The 32-year-old guest speaker’s rise through the ranks of journalism has been nothing short of meteoric. While pursuing a bachelor’s degree at Georgetown, she interned at the Miami Herald, Seattle Times, and Washington Post. Her first fulltime job was reporting for Newsday on Long Island, N.Y., followed by a staff reporter’s post at USA Today where she covered the Sandy Hook shooting, the unrest in Ferguson, Mo., after the death of Michael Brown, and the protests in Baltimore after the 2015 death of Freddie Gray.

Born in the United States to parents who immigrated from Haiti, Alcindor joined the New York Times in late 2015 as a national political reporter covering the presidential campaigns of Bernie Sanders and Donald Trump. In January 2018, she was named White House correspondent for the PBS NewsHour, which was when she came to national attention.

The journalist was thrust into the spotlight the day after the mid-term elections in November 2018 when, at a White House press conference, she rose to her feet and asked President Donald J. Trump a question about his support for nationalism on the campaign trail “which some people saw as emboldening white nationalism.”

and said, “That’s such a racist question.” He claimed to have “high poll numbers” among African Americans, repeated his belief that her query was “racist,” angrily pointed his finger at Alcindor, and said her question was “insulting” and “terrible.”

“I tried to stay calm and stay focused in that moment on my purpose,” said Alcindor. “I was steadied by all the people that I ask questions for.” And although she says the clip makes her cringe a little when she watches it now, she understands “that what I am asking about” – i.e., Trump’s affinity for white nationalism – “are things that everyone wants to know about. We have to be in a place where we are continuously pushing this president on the facts… I am someone who really believes that if we are doing our role, then the politicians will feel a little bit uncomfortable and on edge because we are asking questions that are really going to make them think.”
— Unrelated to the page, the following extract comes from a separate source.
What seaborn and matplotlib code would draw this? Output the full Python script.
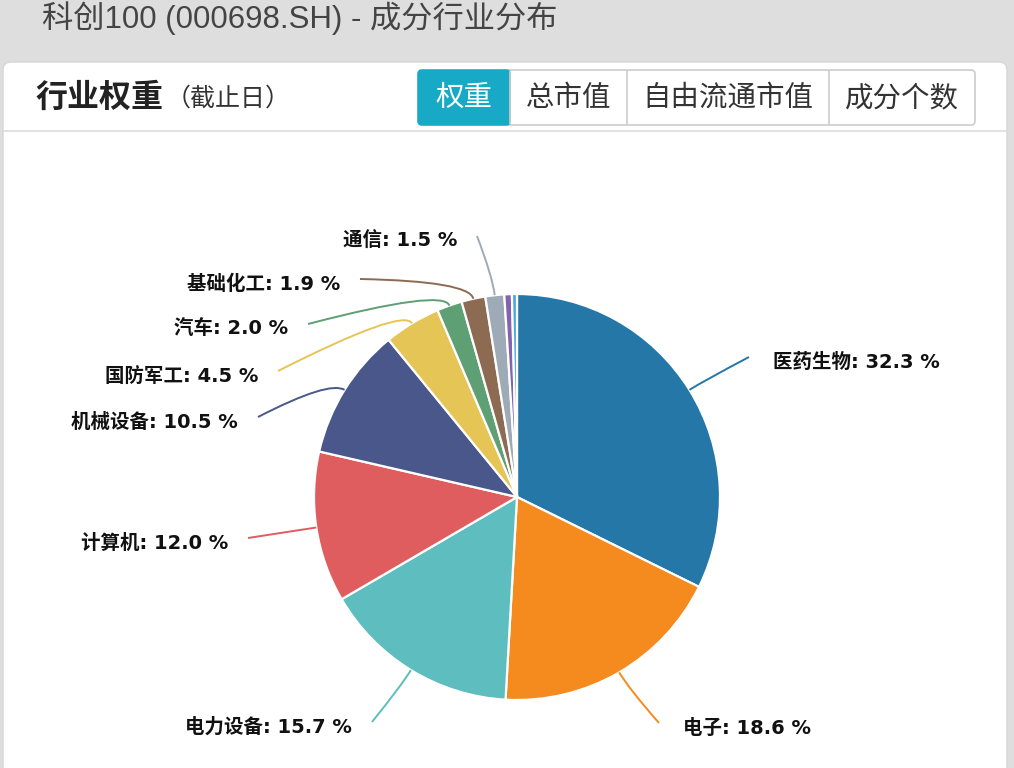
import numpy as np
import matplotlib
matplotlib.use("Agg")
import matplotlib.pyplot as plt
from matplotlib.patches import FancyBboxPatch, Rectangle, PathPatch
from matplotlib.path import Path
import seaborn as sns

# data
industries = ["医药生物", "电子", "电力设备", "计算机", "机械设备",
              "国防军工", "汽车", "基础化工", "通信", "其他1", "其他2"]
weights = [32.3, 18.6, 15.7, 12.0, 10.5, 4.5, 2.0, 1.9, 1.5, 0.6, 0.4]
show_label = [True] * 9 + [False, False]
colors = ["#2477a6", "#f58a1f", "#5ebdbe", "#e05d5f", "#4a578b",
          "#e5c555", "#5e9f73", "#8d6b53", "#9eaab5", "#8462ae", "#4ca9df"]
tabs = ["权重", "总市值", "自由流通市值", "成分个数"]

# layout (pixel coords): label text anchor
label_pos = [(773, 362), (683, 728), (352, 727), (228, 543), (238, 422),
             (258, 376), (288, 329), (340, 284), (457, 241)]

sns.set_theme(style="white")
plt.rcParams["font.family"] = ["Liberation Sans", "Noto Sans CJK SC"]
label_font = ["DejaVu Sans", "Noto Sans CJK SC"]

W, H = 1014, 768
fig = plt.figure(figsize=(W / 100, H / 100), dpi=100)
fig.patch.set_facecolor("#dedede")
ax = fig.add_axes([0, 0, 1, 1])
ax.set_xlim(0, W)
ax.set_ylim(0, H)
ax.axis("off")


def Y(py):
    return H - py


# page title
ax.text(42, Y(18), "科创100 (000698.SH) - 成分行业分布", fontsize=22.5,
        color="#444444", va="center", ha="left")

# white card
card = FancyBboxPatch((3, Y(800)), 1004, 800 - 62, boxstyle="round,pad=0,rounding_size=8",
                      facecolor="white", edgecolor="#d6d6d6", linewidth=1)
ax.add_patch(card)
ax.plot([3, 1007], [Y(131), Y(131)], color="#dddddd", lw=1.2)

ax.text(35, Y(98), "行业权重", fontsize=23, fontweight="bold", color="#222222",
        va="center", ha="left", family=["Noto Sans CJK SC"])
ax.text(166, Y(99), "（截止日）", fontsize=18, color="#333333", va="center", ha="left",
        family=["Noto Sans CJK SC"])

# tabs
tab_edges = [418, 510, 627, 829, 975]
outer = FancyBboxPatch((418, Y(125)), 975 - 418, 55, boxstyle="round,pad=0,rounding_size=4",
                       facecolor="white", edgecolor="#cccccc", linewidth=1.2)
ax.add_patch(outer)
active = FancyBboxPatch((418, Y(125)), 510 - 418, 55, boxstyle="round,pad=0,rounding_size=4",
                        facecolor="#17a9c6", edgecolor="#17a9c6", linewidth=1)
ax.add_patch(active)
ax.add_patch(Rectangle((495, Y(125)), 15, 55, facecolor="#17a9c6", edgecolor="none"))
for i, name in enumerate(tabs):
    x0, x1 = tab_edges[i], tab_edges[i + 1]
    if i > 0:
        ax.plot([x0, x0], [Y(71), Y(124)], color="#cccccc", lw=1.2)
    ax.text((x0 + x1) / 2, Y(98), name, fontsize=20.5,
            color="white" if i == 0 else "#333333", va="center", ha="center",
            family=["Noto Sans CJK SC"])

# pie
cx, cy, r = 517, 497, 203
wedges, _ = ax.pie(weights, colors=colors, startangle=90, counterclock=False,
                   center=(cx, Y(cy)), radius=r, frame=True,
                   wedgeprops=dict(edgecolor="white", linewidth=1.6))
ax.set_xlim(0, W)
ax.set_ylim(0, H)
ax.axis("off")

for i, (w, name, val, show, col) in enumerate(zip(wedges, industries, weights, show_label, colors)):
    if not show:
        continue
    lx, ly = label_pos[i]
    theta = np.deg2rad((w.theta1 + w.theta2) / 2)
    p0 = (cx + r * np.cos(theta), Y(cy) + r * np.sin(theta))
    p1 = (cx + (r + 18) * np.cos(theta), Y(cy) + (r + 18) * np.sin(theta))
    right = np.cos(theta) > 0
    p2 = (lx - 24, Y(ly) + 5) if right else (lx + 20, Y(ly) + 5)
    path = Path([p0, p1, p2], [Path.MOVETO, Path.CURVE3, Path.CURVE3])
    ax.add_patch(PathPatch(path, facecolor="none", edgecolor=col, lw=1.4))
    ax.text(lx, Y(ly), f"{name}: {val:.1f} %", fontsize=14, fontweight="bold",
            color="#111111", va="center", ha="left" if right else "right",
            family=label_font)

fig.savefig("out.png", dpi=100, facecolor=fig.get_facecolor())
Alcindor continued, “We are in this moment where we all have to figure out how to enjoy our journeys, which means that we all have to figure out that we are all on the way to something, and America is on its way to all sorts of places, but we also have to be accountable to each other. In my mind, I feel like the experiences I have had [with] people who challenge me and challenge the premise of my very existence, they are the people I want to ask questions to.”

The speaker again invoked the tragedy of Emmett Till and declared, “I’m going to write about civil rights. I am going to write about injustice. I am going to write about all the things that America is today.” She pledged to push the 2020 presidential candidates to tell us “what they really believe and give us the truth.”

She concluded her prepared remarks by saying, “I may be known now as the girl who Trump called ‘racist,’ and that’s okay in some ways, but it’s also understanding that I was doing exactly what I was trained to do in that moment. My question was based on many years of pounding the pavement, and knowing that those are the questions that need to be answered.”

Alcindor took questions from the audience for about three-quarters of an hour after her address, including questions about the field of Democratic candidates, about dealing with people who make her justify her existence, about the decline of local news coverage across the United States, and about the news media under attack by the president.

The annual Robert W. van de Velde Jr. ’75 Memorial Lectureship was established in 1981 by the van de Velde family and friends. It provides an annual talk on public affairs and journalism. Previous speakers include Bob Herbert and Rachel Donadio of the New York Times, David Wessel of the Wall Street Journal, Jonathan Alter of Newsweek, and Jane Lindholm of Vermont Public Radio.